Il vincolo simpatico che unisce gli Spiriti dello stesso ordine, è per loro cagione di felicità?
L’unione degli Spiriti, che si uniscono nel bene, è per essi dolcissimo gaudio, perché non temono di vederla turbata dall’egoismo. Essi, nel mondo spiritico, formano famiglie di un medesimo sentimento e ne sono beati, come voi sulla terra vi unite per identità di tendenze, e godete di quell’accordo. L’affetto puro e sincero che sentono, e di cui sono ricambiati, è per loro fonte di felicità, che non teme né falsi amici, né ipocriti.
Kardec: L’uomo pregusta un saggio di tale felicità sulla terra, quando vi incontra anime con cui può stringersi in pura e santa unione. Ma nella vita superiore questo gaudio sarà ineffabile e senza limiti, perché v’incontrerà tutte anime simpatiche, il cui affetto non potrà essere raffreddato dall’egoismo. Tutto è amore nella natura; ma l’egoismo lo uccide.

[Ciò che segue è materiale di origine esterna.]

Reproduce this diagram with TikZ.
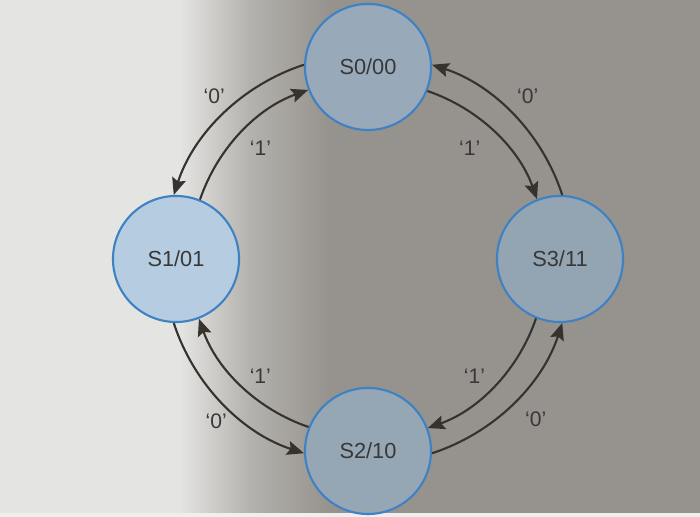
\documentclass[tikz,border=0pt]{standalone}
\usepackage{fontspec}
\setmainfont{Liberation Sans}
\usetikzlibrary{arrows.meta}
\definecolor{bgL}{HTML}{E4E4E2}
\definecolor{bgM}{HTML}{B4B2AE}
\definecolor{bgR}{HTML}{96928D}
\definecolor{fillLit}{HTML}{B6CDE1}
\definecolor{fillDark}{HTML}{98A9B9}
\definecolor{ringBlue}{HTML}{3E82C4}
\definecolor{inkArrow}{HTML}{36322E}
\definecolor{inkText}{HTML}{383838}
\tikzset{
  statenode/.style={circle, draw=ringBlue, line width=1.5pt, minimum size=3.15cm, inner sep=0pt,
    font=\fontsize{15.5}{17}\selectfont, text=inkText},
  trans/.style={draw=inkArrow, line width=1.5pt, looseness=0.9,
    -{Stealth[length=12pt, width=10pt, inset=2pt]}},
  lbl/.style={font=\fontsize{15}{17}\selectfont, text=inkText, inner sep=0pt}
}
\begin{document}
\begin{tikzpicture}[x=0.025cm, y=0.025cm]
  % photographed page background
  \fill[bgL] (0,0) rectangle (180,517);
  \shade[left color=bgL, right color=bgM] (180,0) rectangle (250,517);
  \shade[left color=bgM, right color=bgR] (250,0) rectangle (330,517);
  \fill[bgR] (330,0) rectangle (700,517);
  \fill[bgL!60!white] (0,0) rectangle (700,4);
  \useasboundingbox (0,0) rectangle (700,517);

  \node[statenode, fill=fillDark] (s0) at (368,450) {S0/00};
  \node[statenode, fill=fillLit]  (s1) at (176,258) {S1/01};
  \node[statenode, fill=fillDark!97!black] (s3) at (560,258) {S3/11};
  \node[statenode, fill=fillDark!98!black] (s2) at (368,66)  {S2/10};

  % outer ring: input '0' (counter-clockwise)
  \draw[trans] (s0.178) to[bend right=27]
     node[lbl, shift={(-9,18)}] (l0a) {‘0’} (s1.92);
  \draw[trans] (s1.268) to[bend right=27]
     node[lbl, shift={(-7,-17)}] (l0b) {‘0’} (s2.182);
  \draw[trans] (s2.358) to[bend right=27]
     node[lbl, shift={(23,-15)}] (l0c) {‘0’} (s3.272);
  \draw[trans] (s3.88) to[bend right=27]
     node[lbl, shift={(15,18)}] (l0d) {‘0’} (s0.2);

  % inner ring: input '1' (clockwise)
  \draw[trans] (s1.68.7) to[bend left=25.8]
     node[lbl, shift={(19,-16)}] (l1a) {‘1’} (s0.201.3);
  \draw[trans] (s0.338.7) to[bend left=25.8]
     node[lbl, shift={(-25,-16)}] (l1b) {‘1’} (s3.111.3);
  \draw[trans] (s3.248.7) to[bend left=25.8]
     node[lbl, shift={(-20,9)}] (l1c) {‘1’} (s2.21.3);
  \draw[trans] (s2.158.7) to[bend left=25.8]
     node[lbl, shift={(19,9)}] (l1d) {‘1’} (s1.291.3);
\end{tikzpicture}
\end{document}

Per lo stato futuro dello Spirito vi è differenza fra colui che in vita teme la morte, e colui che l’aspetta con indifferenza ed anche con gioia?
Sì, e può essere grandissima ma spesso si cancella innanzi alle cause di questo timore o di questo desiderio. A temerla, o ad invocarla, si può essere mossi da sentimenti assai diversi, e sono questi che hanno efficacia sullo stato dello Spirito. E’ chiaro, per esempio, che chi si augura la morte, perché ponga termine alle sue tribolazioni, mormora in certa guisa contro la Provvidenza e contro le prove che deve patire.
E’ necessario professare lo Spiritismo e credere alle sue manifestazioni per essere felici nell’altra vita?
Se fosse così, ne seguirebbe che tutti coloro i quali non ci credono, o non ebbero possibilità di convincersene, sono reietti: il che sarebbe assurdo. Null’altro che il bene procaccia la felicità avvenire, e il bene è sempre bene, qualunque sia la strada che ad esso conduce.
Kardec: La credenza nello Spiritismo aiuta l’uomo a migliorarsi, rischiarandogli le idee su certi punti dell’avvenire e affretta il progresso e degli individui e delle masse, perché dimostra loro quello che saranno un giorno: è dunque un punto d’appoggio, una luce che guida. Lo Spiritismo insegna a sopportare le prove con pazienza e rassegnazione, e distoglie dagli atti che possono ritardare la felicità d’oltretomba: in questo modo, contribuisce molto ad abbreviare la via; ma nondimeno, anche senza di esso vi si può arrivare.